The DC 2000 does not ask about your criminal record, and the District’s Fair Criminal Record Screening Act prohibits employers — including District government agencies — from inquiring about criminal convictions until after they have extended a conditional job offer. If you have a criminal record, you are not required to disclose it on the application. Exceptions exist for positions involving care of minors or vulnerable adults, roles requiring security clearances, and positions where federal or District law specifically mandates a criminal history review.10D.C. Law Library. District of Columbia Code – Subchapter I – Fair Criminal Record Screening

How to Submit the DC 2000

The submission method depends on the vacancy announcement. Many District agencies accept applications through the Careers DC portal at careers.dc.gov, where you create an account, browse open positions, upload your completed DC 2000 and resume, and track your application status.11DC Careers. DC Careers When applying through the portal, select the specific vacancy number and attach your documents to that listing. You should receive an on-screen confirmation once your submission goes through.

Some vacancy announcements instead direct you to print the completed form, sign it, and mail it to the address listed at the end of the posting.1District of Columbia Office of the Attorney General. DC 2000 Employment Application If mailing, write the vacancy announcement number on the envelope. The D.C. Department of Human Resources headquarters is located at 1015 Half Street SE, 9th Floor, Washington, DC 20003, but always use the specific address in the job posting — some agencies handle their own intake at different locations.12District of Columbia Government. Department of Human Resources

Whichever method you use, submit before the vacancy announcement’s closing date. Late applications are generally not accepted, and there’s no grace period for mailed documents that arrive after the deadline.

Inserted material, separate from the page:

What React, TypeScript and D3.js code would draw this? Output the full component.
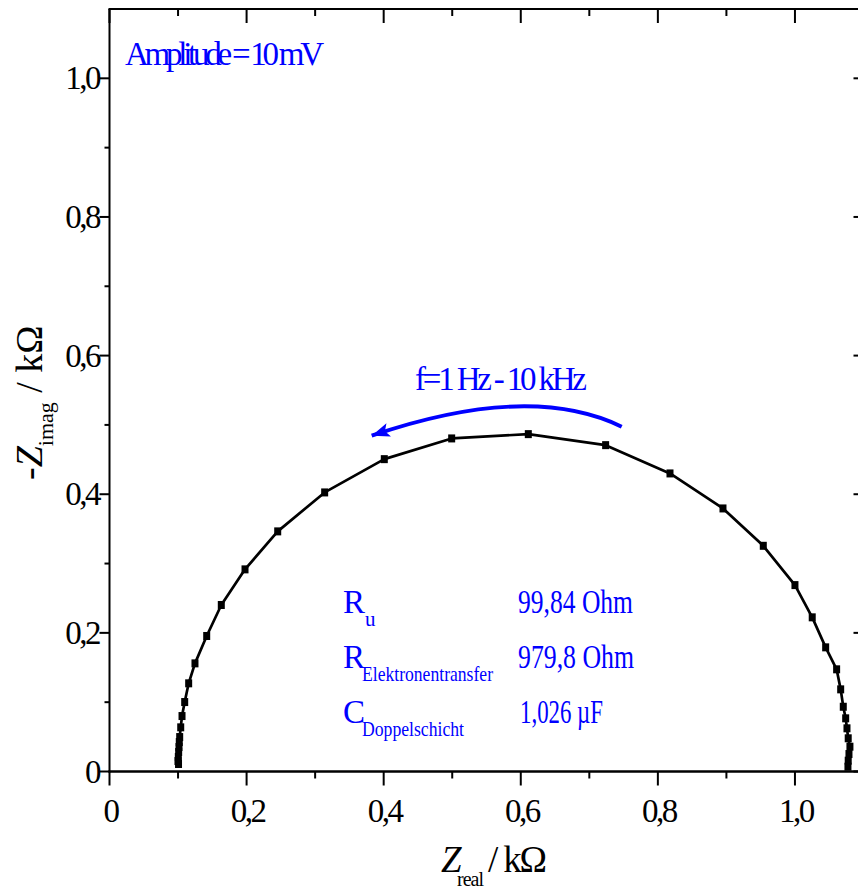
import { useEffect, useRef } from 'react';
import * as d3 from 'd3';

// Nyquist data (kOhm), from 1 Hz (right) to 10 kHz (left)
const zReal = [
  1.0773, 1.0777, 1.0788, 1.0802, 1.0777, 1.0759, 1.074, 1.0705, 1.0667, 1.0608,
  1.0448, 1.0252, 1.0, 0.9538, 0.895, 0.8177, 0.7238, 0.611, 0.4992, 0.4009,
  0.3139, 0.2454, 0.1977, 0.1631, 0.1418, 0.1247, 0.1155, 0.1097, 0.1058, 0.1039,
  0.1024, 0.1018, 0.1014, 0.1009, 0.1004, 0.0999, 0.1007
];
const zImag = [
  0.0069, 0.0156, 0.0252, 0.0358, 0.0479, 0.0623, 0.0767, 0.0934, 0.1185, 0.1474,
  0.1791, 0.2224, 0.2689, 0.3256, 0.3795, 0.43, 0.4708, 0.4867, 0.4805, 0.4506,
  0.4026, 0.3464, 0.2916, 0.2402, 0.1955, 0.156, 0.1272, 0.1002, 0.08, 0.0637,
  0.0497, 0.0425, 0.0353, 0.0281, 0.0209, 0.0151, 0.0108
];

const majorTicks = [0, 0.2, 0.4, 0.6, 0.8, 1.0];
const minorTicks = [0.1, 0.3, 0.5, 0.7, 0.9];
const tickLabels = ['0', '0,2', '0,4', '0,6', '0,8', '1,0'];

const fitLabels = ['R', 'R', 'C'];
const fitSubs = ['u', 'Elektronentransfer', 'Doppelschicht'];
const fitValues = ['99,84 Ohm', '979,8 Ohm', '1,026 µF'];

const WIDTH = 858;
const HEIGHT = 892;
const FONT = '"Liberation Serif", "Times New Roman", serif';
const BLUE = '#0000ff';

export default function App() {
  const svgRef = useRef<SVGSVGElement>(null);

  useEffect(() => {
    if (!svgRef.current) return;
    const svg = d3.select(svgRef.current);
    svg.selectAll('*').remove();

    const x = d3.scaleLinear().domain([0, 1.1]).range([109.5, 863.5]);
    const y = d3.scaleLinear().domain([0, 1.1]).range([771.5, 9]);
    const [x0, x1] = x.range();
    const [y0, y1] = y.range();

    // frame
    const frame = svg.append('g').attr('stroke', '#000').attr('stroke-width', 2);
    frame.append('line').attr('x1', x0).attr('x2', x0).attr('y1', y0 + 1).attr('y2', y1);
    frame.append('line').attr('x1', x0 - 1).attr('x2', x1).attr('y1', y0).attr('y2', y0).attr('stroke-width', 2.5);
    frame.append('line').attr('x1', x0 - 1).attr('x2', x1).attr('y1', y1).attr('y2', y1);
    frame.append('line').attr('x1', x1).attr('x2', x1).attr('y1', y0).attr('y2', y1);

    // ticks: bottom + left outward, top + right inward
    const ticks = svg.append('g').attr('stroke', '#000').attr('stroke-width', 2);
    majorTicks.concat(minorTicks).forEach(v => {
      const major = majorTicks.includes(v);
      const lx = major ? 14 : 7;
      const ly = major ? 10 : 5;
      ticks.append('line').attr('x1', x(v)).attr('x2', x(v)).attr('y1', y0).attr('y2', y0 + lx);
      ticks.append('line').attr('x1', x(v)).attr('x2', x(v)).attr('y1', y1).attr('y2', y1 + lx);
      ticks.append('line').attr('x1', x0).attr('x2', x0 - ly).attr('y1', y(v)).attr('y2', y(v));
      ticks.append('line').attr('x1', x1).attr('x2', x1 - ly).attr('y1', y(v)).attr('y2', y(v));
    });

    // tick labels
    majorTicks.forEach((v, i) => {
      svg.append('text')
        .attr('x', x(v) + 1)
        .attr('y', y0 + 50)
        .attr('text-anchor', 'middle')
        .attr('font-family', FONT)
        .attr('font-size', 33)
        .attr('letter-spacing', -2.5)
        .text(tickLabels[i]);
      svg.append('text')
        .attr('x', 99)
        .attr('y', y(v) + 11)
        .attr('text-anchor', 'end')
        .attr('font-family', FONT)
        .attr('font-size', 33)
        .attr('letter-spacing', -2.5)
        .text(tickLabels[i]);
    });

    // x axis title
    const xt = svg.append('g').attr('font-family', FONT);
    xt.append('text').attr('x', 441).attr('y', 871.5).attr('font-size', 37)
      .attr('font-style', 'italic').text('Z');
    xt.append('text').attr('x', 457).attr('y', 886).attr('font-size', 20)
      .attr('textLength', 27).attr('lengthAdjust', 'spacing').text('real');
    xt.append('text').attr('x', 488).attr('y', 871.5).attr('font-size', 37)
      .attr('textLength', 59).attr('lengthAdjust', 'spacing').text('/ kΩ');

    // y axis title
    const yt = svg.append('text')
      .attr('transform', 'translate(42,480) rotate(-90)')
      .attr('font-family', FONT)
      .attr('font-size', 38);
    yt.append('tspan').text('-');
    yt.append('tspan').attr('font-style', 'italic').text('Z');
    yt.append('tspan').attr('font-size', 22).attr('dy', 11).text('imag');
    yt.append('tspan').attr('dy', -11).text(' / kΩ');

    // curve
    const pts = zReal.map((r, i) => [r, zImag[i]] as [number, number]);
    const line = d3.line<[number, number]>().x(d => x(d[0])).y(d => y(d[1]));
    svg.append('path')
      .datum(pts)
      .attr('d', line)
      .attr('fill', 'none')
      .attr('stroke', '#000')
      .attr('stroke-width', 2.7)
      .attr('stroke-linejoin', 'round');
    svg.append('g').selectAll('rect')
      .data(pts)
      .join('rect')
      .attr('x', d => x(d[0]) - 3.5)
      .attr('y', d => y(d[1]) - 4)
      .attr('width', 7)
      .attr('height', 8)
      .attr('fill', '#000');

    // frequency arrow (drawn in data coordinates)
    const defs = svg.append('defs');
    defs.append('marker')
      .attr('id', 'head')
      .attr('markerUnits', 'userSpaceOnUse')
      .attr('markerWidth', 24)
      .attr('markerHeight', 20)
      .attr('viewBox', '-2 -10 24 20')
      .attr('refX', 18)
      .attr('refY', 0)
      .attr('orient', 'auto')
      .append('path')
      .attr('d', 'M0,-7 L18,0 L0,7 L4,0 Z')
      .attr('fill', BLUE);
    const p = d3.path();
    p.moveTo(x(0.7472), y(0.4974));
    p.quadraticCurveTo(x(0.6124), y(0.5622), x(0.3825), y(0.4844));
    svg.append('path')
      .attr('d', p.toString())
      .attr('fill', 'none')
      .attr('stroke', BLUE)
      .attr('stroke-width', 4)
      .attr('marker-end', 'url(#head)');

    const ann = svg.append('g').attr('font-family', FONT).attr('fill', BLUE);
    ann.append('text').attr('x', 415).attr('y', 390).attr('font-size', 33)
      .attr('textLength', 172).attr('lengthAdjust', 'spacing').text('f=1 Hz - 10 kHz');
    ann.append('text').attr('x', 125).attr('y', 65).attr('font-size', 33)
      .attr('textLength', 199).attr('lengthAdjust', 'spacing').text('Amplitude = 10 mV');

    // fit results
    const subLen = [10, 131, 102];
    const valLen = [115, 116, 83];
    fitLabels.forEach((lab, i) => {
      const base = 613 + i * 55;
      ann.append('text').attr('x', 343).attr('y', base).attr('font-size', 33).text(lab);
      ann.append('text').attr('x', i === 0 ? 365 : 362).attr('y', base + 12.5).attr('font-size', 21)
        .attr('textLength', subLen[i]).attr('lengthAdjust', i === 0 ? 'spacing' : 'spacingAndGlyphs')
        .text(fitSubs[i]);
      ann.append('text').attr('x', i === 2 ? 520 : 518).attr('y', base).attr('font-size', 33)
        .attr('textLength', valLen[i]).attr('lengthAdjust', 'spacingAndGlyphs').text(fitValues[i]);
    });
  }, []);

  return (
    <svg
      ref={svgRef}
      width={WIDTH}
      height={HEIGHT}
      style={{ position: 'absolute', left: 0, top: 0, background: '#fff' }}
    />
  );
}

What Happens After You Submit

If you applied through careers.dc.gov, you can log in to check status updates on your application. Typical statuses include “Under Review” and “Qualified.” The hiring agency’s human resources staff reviews applications against the ranking factors and preference points, then forwards a list of qualified candidates to the selecting official.

Candidates who advance past the initial screening will be contacted for an interview, usually by email. After the interview, if the agency wants to move forward, it extends a conditional offer of employment. Only at that point does the criminal background check process begin. The hiring agency provides you with four forms — including a criminal background check referral form and an authorization form — which you complete and submit to the Metropolitan Police Department. The DCHR Compliance Unit then conducts a suitability analysis based on the results and forwards its findings to the hiring agency.13District of Columbia Department of Human Resources. E-DPM – Criminal Screenings and the Hiring Process

Even after a conditional offer, the agency can only withdraw it for a legitimate business reason. If a criminal record surfaces, the agency must weigh factors like the nature of the offense, how long ago it occurred, your age at the time, and any evidence of rehabilitation before making a final decision.10D.C. Law Library. District of Columbia Code – Subchapter I – Fair Criminal Record Screening Processing from application to final offer typically takes anywhere from thirty to ninety days, though complex positions or high-volume postings can stretch longer.